SVD-Det: A Lightweight Framework for Video Forgery Detection Using Semantic and Visual Defect Cues
Abstract
With the rapid proliferation of AI-generated content (AIGC) on multimedia platforms, efficient and reliable video forgery detection has become increasingly important. Existing approaches often rely on either visual artifacts or semantic inconsistencies, but suffer from high computational costs, limiting their deployment at scale. In this work, we propose SVD-Det, a lightweight and efficient pipeline that leverages both semantic and Visual Defect cues to detect forged videos.

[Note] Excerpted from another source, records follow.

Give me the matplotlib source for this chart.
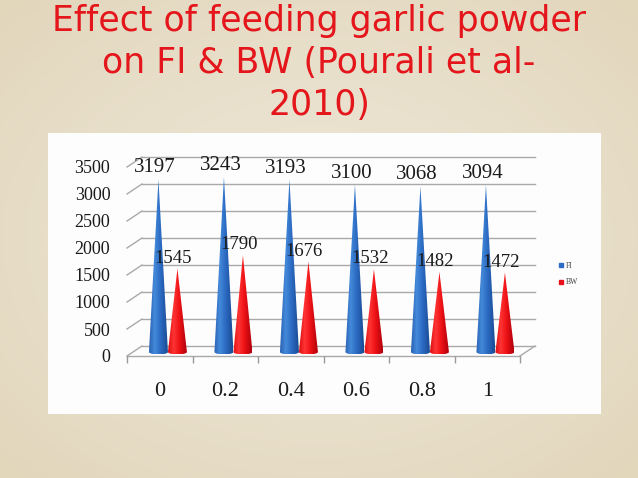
import matplotlib

matplotlib.use("Agg")
import matplotlib.pyplot as plt
import numpy as np
from matplotlib.colors import LinearSegmentedColormap
from matplotlib.lines import Line2D
from matplotlib.patches import PathPatch, Rectangle
from matplotlib.path import Path

# ---------- data ----------
doses = ["0", "0.2", "0.4", "0.6", "0.8", "1"]
fi_values = [3197, 3243, 3193, 3100, 3068, 3094]
bw_values = [1545, 1790, 1676, 1532, 1482, 1472]
series_names = ["FI", "BW"]
y_ticks = [0, 500, 1000, 1500, 2000, 2500, 3000, 3500]
title = "Effect of feeding garlic powder\non FI & BW (Pourali et al-\n2010)"

W, H = 638, 478
SERIF = "Liberation Serif"

# fake 3d geometry (data units of the front plane)
DEPTH_X, DEPTH_Y = 0.229, 185     # back wall offset
BASE_Y = 74                        # cones stand half way into the floor
CONE_W = 0.145                     # half width of a cone base
ELL_H = 45                         # half height of the base ellipse
FI_OFF, BW_OFF = 0.48, 0.77        # cone centres inside a category

BLUE = LinearSegmentedColormap.from_list(
    "blue", [(0, "#2a62b2"), (0.3, "#4489da"), (0.6, "#2c6cc3"), (1, "#1a4a94")])
RED = LinearSegmentedColormap.from_list(
    "red", [(0, "#dc0f12"), (0.3, "#ff3434"), (0.6, "#ee1216"), (1, "#b0000c")])


def px_box(left, top, right, bottom):
    return [left / W, 1 - bottom / H, (right - left) / W, (bottom - top) / H]


fig = plt.figure(figsize=(W / 100, H / 100), dpi=100)

# ---------- parchment background + white chart box ----------
bg = fig.add_axes([0, 0, 1, 1])
yy, xx = np.mgrid[0:1:240j, 0:1:320j]
r = np.clip(np.hypot((xx - 0.5) / 0.7, (yy - 0.5) / 0.7), 0, 1) ** 1.5
centre = np.array([236, 229, 212]) / 255
edge = np.array([226, 214, 187]) / 255
bg.imshow(centre + (edge - centre) * r[..., None], extent=(0, 1, 0, 1), aspect="auto")
bg.add_patch(Rectangle((48 / W, 1 - 414 / H), 553 / W, 281 / H,
                       facecolor="#fdfdfd", edgecolor="none"))
bg.set_xlim(0, 1)
bg.set_ylim(0, 1)
bg.axis("off")

# baseline of a multi-line text = baseline of its last line
fig.text(0.5, 1 - 115 / H, title, ha="center", va="baseline", fontsize=25,
         color="#e4161c", family="DejaVu Sans", linespacing=1.3)

# ---------- chart ----------
ax = fig.add_axes(px_box(127, 167, 520, 356))
ax.patch.set_alpha(0)
for s in ax.spines.values():
    s.set_visible(False)

n = len(doses)
grid_kw = dict(color="#a9a9a9", lw=1.0, clip_on=False, zorder=1)
for v in y_ticks:
    ax.plot([0, DEPTH_X], [v, v + DEPTH_Y], **grid_kw)
    ax.plot([DEPTH_X, n + DEPTH_X], [v + DEPTH_Y, v + DEPTH_Y], **grid_kw)
ax.plot([0, n], [0, 0], **grid_kw)
ax.plot([n, n + DEPTH_X], [0, DEPTH_Y], **grid_kw)


def cone(x, value, cmap):
    peak = BASE_Y + value
    t = np.linspace(np.pi, 2 * np.pi, 40)
    verts = [(x, peak)] + [(x + CONE_W * np.cos(a), BASE_Y + ELL_H * np.sin(a)) for a in t]
    verts.append((x, peak))
    codes = [Path.MOVETO] + [Path.LINETO] * (len(verts) - 2) + [Path.CLOSEPOLY]
    patch = PathPatch(Path(verts, codes), facecolor="none", edgecolor="none")
    ax.add_patch(patch)
    im = ax.imshow(np.linspace(0, 1, 128)[None, :], cmap=cmap, aspect="auto",
                   extent=(x - CONE_W, x + CONE_W, BASE_Y - ELL_H, peak),
                   interpolation="bilinear", zorder=3)
    im.set_clip_path(patch)
    return peak


for i, (fi, bw) in enumerate(zip(fi_values, bw_values)):
    p = cone(i + FI_OFF, fi, BLUE)
    ax.text(i + FI_OFF - 0.05, p + 130, f"{fi}", ha="center", va="baseline",
            fontsize=15, family=SERIF, color="#1a1a1a", zorder=5)
    p = cone(i + BW_OFF, bw, RED)
    ax.text(i + BW_OFF - 0.06, p + 110, f"{bw}", ha="center", va="baseline",
            fontsize=13.5, family=SERIF, color="#1a1a1a", zorder=5)

ax.set_xlim(0, n)
ax.set_ylim(0, 3500)
ax.set_yticks(y_ticks)
ax.set_yticklabels([str(v) for v in y_ticks], family=SERIF, fontsize=13)
ax.tick_params(axis="y", length=0, pad=12, labelcolor="#1a1a1a")
ax.set_xticks(np.arange(n) + 0.5)
ax.set_xticklabels(doses, family=SERIF, fontsize=16)
ax.set_xticks(np.arange(n + 1), minor=True)
ax.tick_params(axis="x", which="major", length=0, pad=19, labelcolor="#1a1a1a")
ax.tick_params(axis="x", which="minor", length=5, width=1, color="#9a9a9a", direction="out")

handles = [Line2D([], [], ls="", marker="s", markersize=3, color=c, label=nm)
           for nm, c in zip(series_names, ["#2c6cc3", "#e8101a"])]
ax.legend(handles=handles, loc="center left", bbox_to_anchor=(555 / W, 1 - 274 / H),
          bbox_transform=fig.transFigure, frameon=False, borderpad=0,
          handlelength=0.6, handletextpad=0.3, labelspacing=1.1,
          prop={"family": SERIF, "size": 5.5}, labelcolor="#444444")

fig.savefig("out.png", dpi=100)
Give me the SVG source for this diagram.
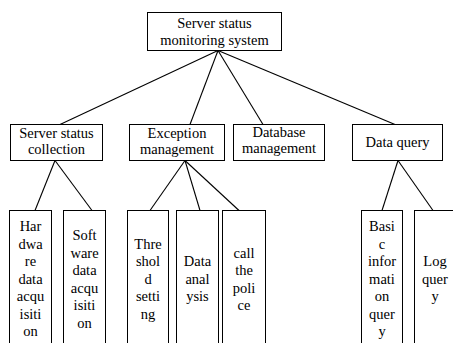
<svg xmlns="http://www.w3.org/2000/svg" width="453" height="343" viewBox="0 0 453 343">
<style>
  rect { fill: #ffffff; stroke: #000000; stroke-width: 1; }
  text { font-family: 'Liberation Serif', 'Times New Roman', 'DejaVu Serif', serif; font-size: 14.5px; fill: #000000; text-anchor: middle; }
  .conn line { stroke: #000000; stroke-width: 1.1; }
</style>
<rect x="0" y="0" width="453" height="343" style="fill:#ffffff;stroke:none"/>
<g class="conn" id="connectors">
  <line x1="218" y1="50.5" x2="60" y2="124.5"/>
  <line x1="218" y1="50.5" x2="190" y2="124.5"/>
  <line x1="218" y1="50.5" x2="263" y2="124.5"/>
  <line x1="218" y1="50.5" x2="395" y2="124.5"/>
  <line x1="55" y1="160.5" x2="35" y2="210.5"/>
  <line x1="55" y1="160.5" x2="92" y2="210.5"/>
  <line x1="185" y1="160.5" x2="150" y2="210.5"/>
  <line x1="185" y1="160.5" x2="200" y2="210.5"/>
  <line x1="185" y1="160.5" x2="239" y2="210.5"/>
  <line x1="398" y1="160.5" x2="382" y2="210.5"/>
  <line x1="398" y1="160.5" x2="433" y2="210.5"/>
</g>
<g id="root">
  <rect x="147.5" y="12.5" width="134" height="38"/>
  <text x="214.5" y="27.5" font-family="Liberation Serif, serif">Server status</text>
  <text x="214.5" y="44.5" font-family="Liberation Serif, serif">monitoring system</text>
</g>
<g id="collection">
  <rect x="10.5" y="124.5" width="92" height="36"/>
  <text x="56.5" y="138">Server status</text>
  <text x="56.5" y="154">collection</text>
</g>
<g id="exception">
  <rect x="129.5" y="124.5" width="95" height="36"/>
  <text x="177" y="138">Exception</text>
  <text x="177" y="154">management</text>
</g>
<g id="database">
  <rect x="233.5" y="124.5" width="91" height="36"/>
  <text x="279" y="137">Database</text>
  <text x="279" y="153">management</text>
</g>
<g id="dataquery">
  <rect x="352.5" y="124.5" width="90" height="36"/>
  <text x="397.5" y="147">Data query</text>
</g>
<g id="hardware">
  <rect x="9.5" y="210.5" width="42" height="145"/>
  <text x="30.5" y="231">Har</text>
  <text x="30.5" y="248.5">dwa</text>
  <text x="30.5" y="266">re</text>
  <text x="30.5" y="283.5">data</text>
  <text x="30.5" y="301">acqu</text>
  <text x="30.5" y="318.5">isiti</text>
  <text x="30.5" y="336">on</text>
</g>
<g id="software">
  <rect x="63.5" y="210.5" width="42" height="145"/>
  <text x="84.5" y="240">Soft</text>
  <text x="84.5" y="257.5">ware</text>
  <text x="84.5" y="275">data</text>
  <text x="84.5" y="292.5">acqu</text>
  <text x="84.5" y="310">isiti</text>
  <text x="84.5" y="327.5">on</text>
</g>
<g id="threshold">
  <rect x="127.5" y="210.5" width="41" height="145"/>
  <text x="148" y="248.5">Thre</text>
  <text x="148" y="266">shol</text>
  <text x="148" y="283.5">d</text>
  <text x="148" y="301">setti</text>
  <text x="148" y="318.5">ng</text>
</g>
<g id="analysis">
  <rect x="176.5" y="210.5" width="42" height="145"/>
  <text x="197.5" y="266">Data</text>
  <text x="197.5" y="283.5">anal</text>
  <text x="197.5" y="301">ysis</text>
</g>
<g id="police">
  <rect x="222.5" y="210.5" width="43" height="145"/>
  <text x="244" y="257.5">call</text>
  <text x="244" y="275">the</text>
  <text x="244" y="292.5">poli</text>
  <text x="244" y="310">ce</text>
</g>
<g id="basic">
  <rect x="361.5" y="210.5" width="41" height="145"/>
  <text x="382" y="231">Basi</text>
  <text x="382" y="248.5">c</text>
  <text x="382" y="266">infor</text>
  <text x="382" y="283.5">mati</text>
  <text x="382" y="301">on</text>
  <text x="382" y="318.5">quer</text>
  <text x="382" y="336">y</text>
</g>
<g id="logquery">
  <rect x="414.5" y="210.5" width="43" height="145"/>
  <text x="435" y="266">Log</text>
  <text x="435" y="283.5">quer</text>
  <text x="435" y="301">y</text>
</g>
</svg>
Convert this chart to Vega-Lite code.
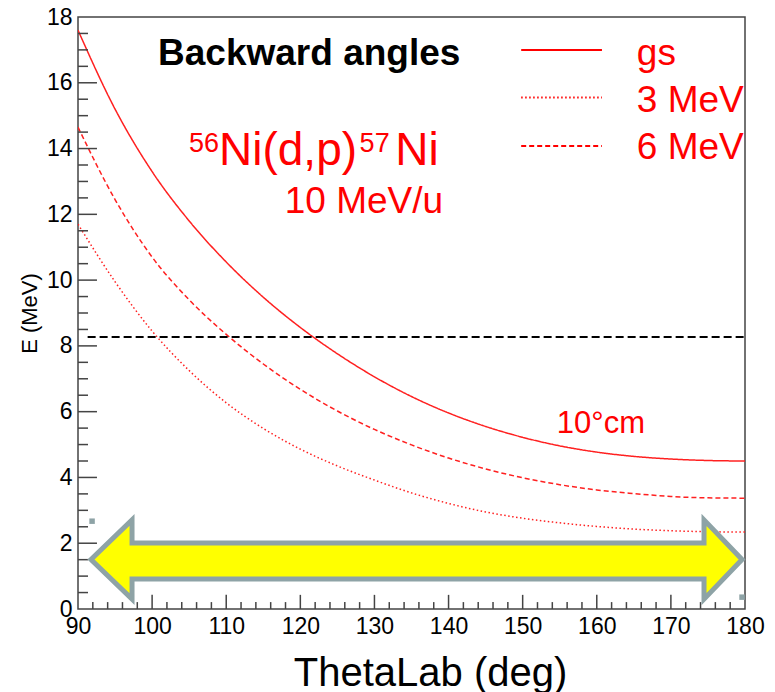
{
  "$schema": "https://vega.github.io/schema/vega-lite/v6.json",
  "width": 667,
  "height": 592,
  "autosize": {"type": "none"},
  "padding": {"left": 78, "top": 17, "right": 30, "bottom": 83},
  "background": "white",
  "config": {"view": {"stroke": "#444444", "strokeWidth": 1.5}, "font": "Liberation Sans"},
  "data": {"values": [{}]},
  "datasets": {
    "curves": [
      {"series": "gs", "theta": 90, "E": 17.6}, {"series": "gs", "theta": 95, "E": 15.2}, {"series": "gs", "theta": 100, "E": 13.3},
      {"series": "gs", "theta": 105, "E": 11.8}, {"series": "gs", "theta": 110, "E": 10.55}, {"series": "gs", "theta": 115, "E": 9.48},
      {"series": "gs", "theta": 120, "E": 8.56}, {"series": "gs", "theta": 125, "E": 7.76}, {"series": "gs", "theta": 130, "E": 7.06},
      {"series": "gs", "theta": 135, "E": 6.46}, {"series": "gs", "theta": 140, "E": 5.96}, {"series": "gs", "theta": 145, "E": 5.55},
      {"series": "gs", "theta": 150, "E": 5.22}, {"series": "gs", "theta": 155, "E": 4.96}, {"series": "gs", "theta": 160, "E": 4.77},
      {"series": "gs", "theta": 165, "E": 4.64}, {"series": "gs", "theta": 170, "E": 4.56}, {"series": "gs", "theta": 175, "E": 4.515},
      {"series": "gs", "theta": 180, "E": 4.5},
      {"series": "6 MeV", "theta": 90, "E": 14.65}, {"series": "6 MeV", "theta": 95, "E": 12.45}, {"series": "6 MeV", "theta": 100, "E": 10.7},
      {"series": "6 MeV", "theta": 105, "E": 9.4}, {"series": "6 MeV", "theta": 110, "E": 8.35}, {"series": "6 MeV", "theta": 115, "E": 7.45},
      {"series": "6 MeV", "theta": 120, "E": 6.68}, {"series": "6 MeV", "theta": 125, "E": 6.02}, {"series": "6 MeV", "theta": 130, "E": 5.46},
      {"series": "6 MeV", "theta": 135, "E": 4.99}, {"series": "6 MeV", "theta": 140, "E": 4.59}, {"series": "6 MeV", "theta": 145, "E": 4.26},
      {"series": "6 MeV", "theta": 150, "E": 3.99}, {"series": "6 MeV", "theta": 155, "E": 3.78}, {"series": "6 MeV", "theta": 160, "E": 3.62},
      {"series": "6 MeV", "theta": 165, "E": 3.51}, {"series": "6 MeV", "theta": 170, "E": 3.42}, {"series": "6 MeV", "theta": 175, "E": 3.38},
      {"series": "6 MeV", "theta": 180, "E": 3.37},
      {"series": "3 MeV", "theta": 90, "E": 11.7}, {"series": "3 MeV", "theta": 95, "E": 9.95}, {"series": "3 MeV", "theta": 100, "E": 8.45},
      {"series": "3 MeV", "theta": 105, "E": 7.25}, {"series": "3 MeV", "theta": 110, "E": 6.27}, {"series": "3 MeV", "theta": 115, "E": 5.49},
      {"series": "3 MeV", "theta": 120, "E": 4.86}, {"series": "3 MeV", "theta": 125, "E": 4.35}, {"series": "3 MeV", "theta": 130, "E": 3.92},
      {"series": "3 MeV", "theta": 135, "E": 3.53}, {"series": "3 MeV", "theta": 140, "E": 3.21}, {"series": "3 MeV", "theta": 145, "E": 2.95},
      {"series": "3 MeV", "theta": 150, "E": 2.76}, {"series": "3 MeV", "theta": 155, "E": 2.62}, {"series": "3 MeV", "theta": 160, "E": 2.51},
      {"series": "3 MeV", "theta": 165, "E": 2.43}, {"series": "3 MeV", "theta": 170, "E": 2.38}, {"series": "3 MeV", "theta": 175, "E": 2.35},
      {"series": "3 MeV", "theta": 180, "E": 2.34}
    ],
    "arrow": [
      {"i": 0, "theta": 91.75, "E": 1.505}, {"i": 1, "theta": 97.29, "E": 2.71}, {"i": 2, "theta": 97.29, "E": 2.01},
      {"i": 3, "theta": 174.47, "E": 2.01}, {"i": 4, "theta": 174.47, "E": 2.71}, {"i": 5, "theta": 179.6, "E": 1.505},
      {"i": 6, "theta": 174.47, "E": 0.3}, {"i": 7, "theta": 174.47, "E": 0.91}, {"i": 8, "theta": 97.29, "E": 0.91},
      {"i": 9, "theta": 97.29, "E": 0.3}
    ],
    "specks": [{"theta": 91.9, "E": 2.67}, {"theta": 179.6, "E": 0.36}],
    "xmajor": [{"v": 100}, {"v": 110}, {"v": 120}, {"v": 130}, {"v": 140}, {"v": 150}, {"v": 160}, {"v": 170}],
    "xminor": [{"v": 92}, {"v": 94}, {"v": 96}, {"v": 98}, {"v": 102}, {"v": 104}, {"v": 106}, {"v": 108}, {"v": 112}, {"v": 114}, {"v": 116}, {"v": 118},
      {"v": 122}, {"v": 124}, {"v": 126}, {"v": 128}, {"v": 132}, {"v": 134}, {"v": 136}, {"v": 138}, {"v": 142}, {"v": 144}, {"v": 146}, {"v": 148},
      {"v": 152}, {"v": 154}, {"v": 156}, {"v": 158}, {"v": 162}, {"v": 164}, {"v": 166}, {"v": 168}, {"v": 172}, {"v": 174}, {"v": 176}, {"v": 178}],
    "ymajor": [{"v": 2}, {"v": 4}, {"v": 6}, {"v": 8}, {"v": 10}, {"v": 12}, {"v": 14}, {"v": 16}],
    "yminor": [{"v": 0.5}, {"v": 1}, {"v": 1.5}, {"v": 2.5}, {"v": 3}, {"v": 3.5}, {"v": 4.5}, {"v": 5}, {"v": 5.5}, {"v": 6.5}, {"v": 7}, {"v": 7.5},
      {"v": 8.5}, {"v": 9}, {"v": 9.5}, {"v": 10.5}, {"v": 11}, {"v": 11.5}, {"v": 12.5}, {"v": 13}, {"v": 13.5}, {"v": 14.5}, {"v": 15}, {"v": 15.5},
      {"v": 16.5}, {"v": 17}, {"v": 17.5}]
  },
  "resolve": {"axis": {"x": "independent", "y": "independent"}},
  "layer": [
    {
      "data": {"name": "curves"},
      "mark": {"type": "line", "interpolate": "monotone", "strokeWidth": 1.5, "color": "#ff2020", "clip": true},
      "encoding": {
        "x": {
          "field": "theta", "type": "quantitative",
          "scale": {"domain": [90, 180], "nice": false, "zero": false},
          "axis": {
            "orient": "bottom", "title": "ThetaLab (deg)", "format": "d",
            "values": [90, 100, 110, 120, 130, 140, 150, 160, 170, 180],
            "ticks": false, "domain": false, "grid": false,
            "labelFontSize": 23, "labelColor": "black", "labelPadding": 6,
            "labelFlush": false, "labelOverlap": false, "labelBound": false,
            "titleFontSize": 40, "titleFontWeight": "normal", "titleColor": "black",
            "titleX": 352, "titleY": 76, "titleBaseline": "alphabetic", "titleAlign": "center"
          }
        },
        "y": {
          "field": "E", "type": "quantitative",
          "scale": {"domain": [0, 18], "nice": false, "zero": false},
          "axis": {
            "orient": "left", "title": "E (MeV)", "format": "d",
            "values": [0, 2, 4, 6, 8, 10, 12, 14, 16, 18],
            "ticks": false, "domain": false, "grid": false,
            "labelFontSize": 23, "labelColor": "black", "labelPadding": 6,
            "labelFlush": false, "labelOverlap": false, "labelBound": false,
            "titleFontSize": 22, "titleFontWeight": "normal", "titleColor": "black",
            "titleAngle": 270, "titleX": -49, "titleY": 296, "titleAlign": "center", "titleBaseline": "middle"
          }
        },
        "detail": {"field": "series"},
        "strokeDash": {
          "field": "series", "type": "nominal",
          "scale": {"domain": ["gs", "3 MeV", "6 MeV"], "range": [[1, 0], [1.5, 2.5], [5, 3]]},
          "legend": null
        }
      }
    },
    {
      "data": {"name": "xmajor"},
      "mark": {"type": "rule", "color": "#444444", "strokeWidth": 1.5},
      "encoding": {
        "x": {"field": "v", "type": "quantitative", "axis": null},
        "y": {"datum": 0, "type": "quantitative", "axis": null},
        "y2": {"datum": 0.43}
      }
    },
    {
      "data": {"name": "xminor"},
      "mark": {"type": "rule", "color": "#444444", "strokeWidth": 1.5},
      "encoding": {
        "x": {"field": "v", "type": "quantitative", "axis": null},
        "y": {"datum": 0, "type": "quantitative", "axis": null},
        "y2": {"datum": 0.21}
      }
    },
    {
      "data": {"name": "ymajor"},
      "mark": {"type": "rule", "color": "#444444", "strokeWidth": 1.5},
      "encoding": {
        "y": {"field": "v", "type": "quantitative", "axis": null},
        "x": {"datum": 90, "type": "quantitative", "axis": null},
        "x2": {"datum": 92.56}
      }
    },
    {
      "data": {"name": "yminor"},
      "mark": {"type": "rule", "color": "#444444", "strokeWidth": 1.5},
      "encoding": {
        "y": {"field": "v", "type": "quantitative", "axis": null},
        "x": {"datum": 90, "type": "quantitative", "axis": null},
        "x2": {"datum": 91.35}
      }
    },
    {
      "mark": {"type": "rule", "color": "black", "strokeWidth": 2, "strokeDash": [8, 4]},
      "encoding": {
        "x": {"datum": 91.3, "type": "quantitative", "axis": null},
        "x2": {"datum": 180},
        "y": {"datum": 8.27, "type": "quantitative", "axis": null}
      }
    },
    {
      "data": {"name": "arrow"},
      "mark": {"type": "line", "interpolate": "linear-closed", "fill": "#ffff00", "stroke": "#8ea3a6", "strokeWidth": 5, "strokeJoin": "miter"},
      "encoding": {
        "x": {"field": "theta", "type": "quantitative", "axis": null},
        "y": {"field": "E", "type": "quantitative", "axis": null},
        "order": {"field": "i", "type": "quantitative"}
      }
    },
    {
      "data": {"name": "specks"},
      "mark": {"type": "square", "size": 30, "color": "#8ea3a6", "opacity": 1, "filled": true},
      "encoding": {
        "x": {"field": "theta", "type": "quantitative", "axis": null},
        "y": {"field": "E", "type": "quantitative", "axis": null}
      }
    },
    {
      "mark": {"type": "text", "text": "Backward angles", "fontSize": 37, "fontWeight": "bold", "color": "black", "align": "left", "baseline": "alphabetic"},
      "encoding": {"x": {"datum": 100.8, "type": "quantitative", "axis": null}, "y": {"datum": 16.54, "type": "quantitative", "axis": null}}
    },
    {
      "mark": {"type": "text", "text": "56", "fontSize": 27, "color": "#ff0000", "align": "left", "baseline": "alphabetic"},
      "encoding": {"x": {"datum": 104.98, "type": "quantitative", "axis": null}, "y": {"datum": 13.9, "type": "quantitative", "axis": null}}
    },
    {
      "mark": {"type": "text", "text": "Ni(d,p)", "fontSize": 46, "color": "#ff0000", "align": "left", "baseline": "alphabetic"},
      "encoding": {"x": {"datum": 109.03, "type": "quantitative", "axis": null}, "y": {"datum": 13.5, "type": "quantitative", "axis": null}}
    },
    {
      "mark": {"type": "text", "text": "57", "fontSize": 27, "color": "#ff0000", "align": "left", "baseline": "alphabetic"},
      "encoding": {"x": {"datum": 128.0, "type": "quantitative", "axis": null}, "y": {"datum": 13.9, "type": "quantitative", "axis": null}}
    },
    {
      "mark": {"type": "text", "text": "Ni", "fontSize": 46, "color": "#ff0000", "align": "left", "baseline": "alphabetic"},
      "encoding": {"x": {"datum": 132.8, "type": "quantitative", "axis": null}, "y": {"datum": 13.5, "type": "quantitative", "axis": null}}
    },
    {
      "mark": {"type": "text", "text": "10 MeV/u", "fontSize": 37, "color": "#ff0000", "align": "left", "baseline": "alphabetic"},
      "encoding": {"x": {"datum": 117.9, "type": "quantitative", "axis": null}, "y": {"datum": 12.04, "type": "quantitative", "axis": null}}
    },
    {
      "mark": {"type": "text", "text": "10°cm", "fontSize": 31, "color": "#ff0000", "align": "left", "baseline": "alphabetic"},
      "encoding": {"x": {"datum": 154.6, "type": "quantitative", "axis": null}, "y": {"datum": 5.35, "type": "quantitative", "axis": null}}
    },
    {
      "mark": {"type": "rule", "color": "#ff0000", "strokeWidth": 2},
      "encoding": {
        "x": {"datum": 149.8, "type": "quantitative", "axis": null}, "x2": {"datum": 160.7},
        "y": {"datum": 17.0, "type": "quantitative", "axis": null},
        "strokeDash": {"datum": "gs", "type": "nominal", "legend": null}
      }
    },
    {
      "mark": {"type": "rule", "color": "#ff0000", "strokeWidth": 2},
      "encoding": {
        "x": {"datum": 149.8, "type": "quantitative", "axis": null}, "x2": {"datum": 160.7},
        "y": {"datum": 15.55, "type": "quantitative", "axis": null},
        "strokeDash": {"datum": "3 MeV", "type": "nominal", "legend": null}
      }
    },
    {
      "mark": {"type": "rule", "color": "#ff0000", "strokeWidth": 2},
      "encoding": {
        "x": {"datum": 149.8, "type": "quantitative", "axis": null}, "x2": {"datum": 160.7},
        "y": {"datum": 14.08, "type": "quantitative", "axis": null},
        "strokeDash": {"datum": "6 MeV", "type": "nominal", "legend": null}
      }
    },
    {
      "mark": {"type": "text", "text": "gs", "fontSize": 37, "color": "#ff0000", "align": "left", "baseline": "alphabetic"},
      "encoding": {"x": {"datum": 165.4, "type": "quantitative", "axis": null}, "y": {"datum": 16.54, "type": "quantitative", "axis": null}}
    },
    {
      "mark": {"type": "text", "text": "3 MeV", "fontSize": 37, "color": "#ff0000", "align": "left", "baseline": "alphabetic"},
      "encoding": {"x": {"datum": 165.4, "type": "quantitative", "axis": null}, "y": {"datum": 15.12, "type": "quantitative", "axis": null}}
    },
    {
      "mark": {"type": "text", "text": "6 MeV", "fontSize": 37, "color": "#ff0000", "align": "left", "baseline": "alphabetic"},
      "encoding": {"x": {"datum": 165.4, "type": "quantitative", "axis": null}, "y": {"datum": 13.68, "type": "quantitative", "axis": null}}
    }
  ]
}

SVD-Det fuses spatiotemporal representations from raw RGB frames and compression-induced distortions using a 3D-Swin Transformer, and augments semantic understanding via CLIP-based embeddings. To integrate these heterogeneous modalities, we introduce Domain-Query Attention (DoQA), a novel attention mechanism that hierarchically aggregates spatial and temporal features. Experiments across seven video generation domains demonstrate that SVD-Det not only achieves state-of-the-art detection performance but also reduces model size and inference time by over 97% and 98%, respectively, compared to LMM-based baselines. Our results highlight the practicality and robustness of SVD-Det for scalable AIGC detection in real-world scenarios.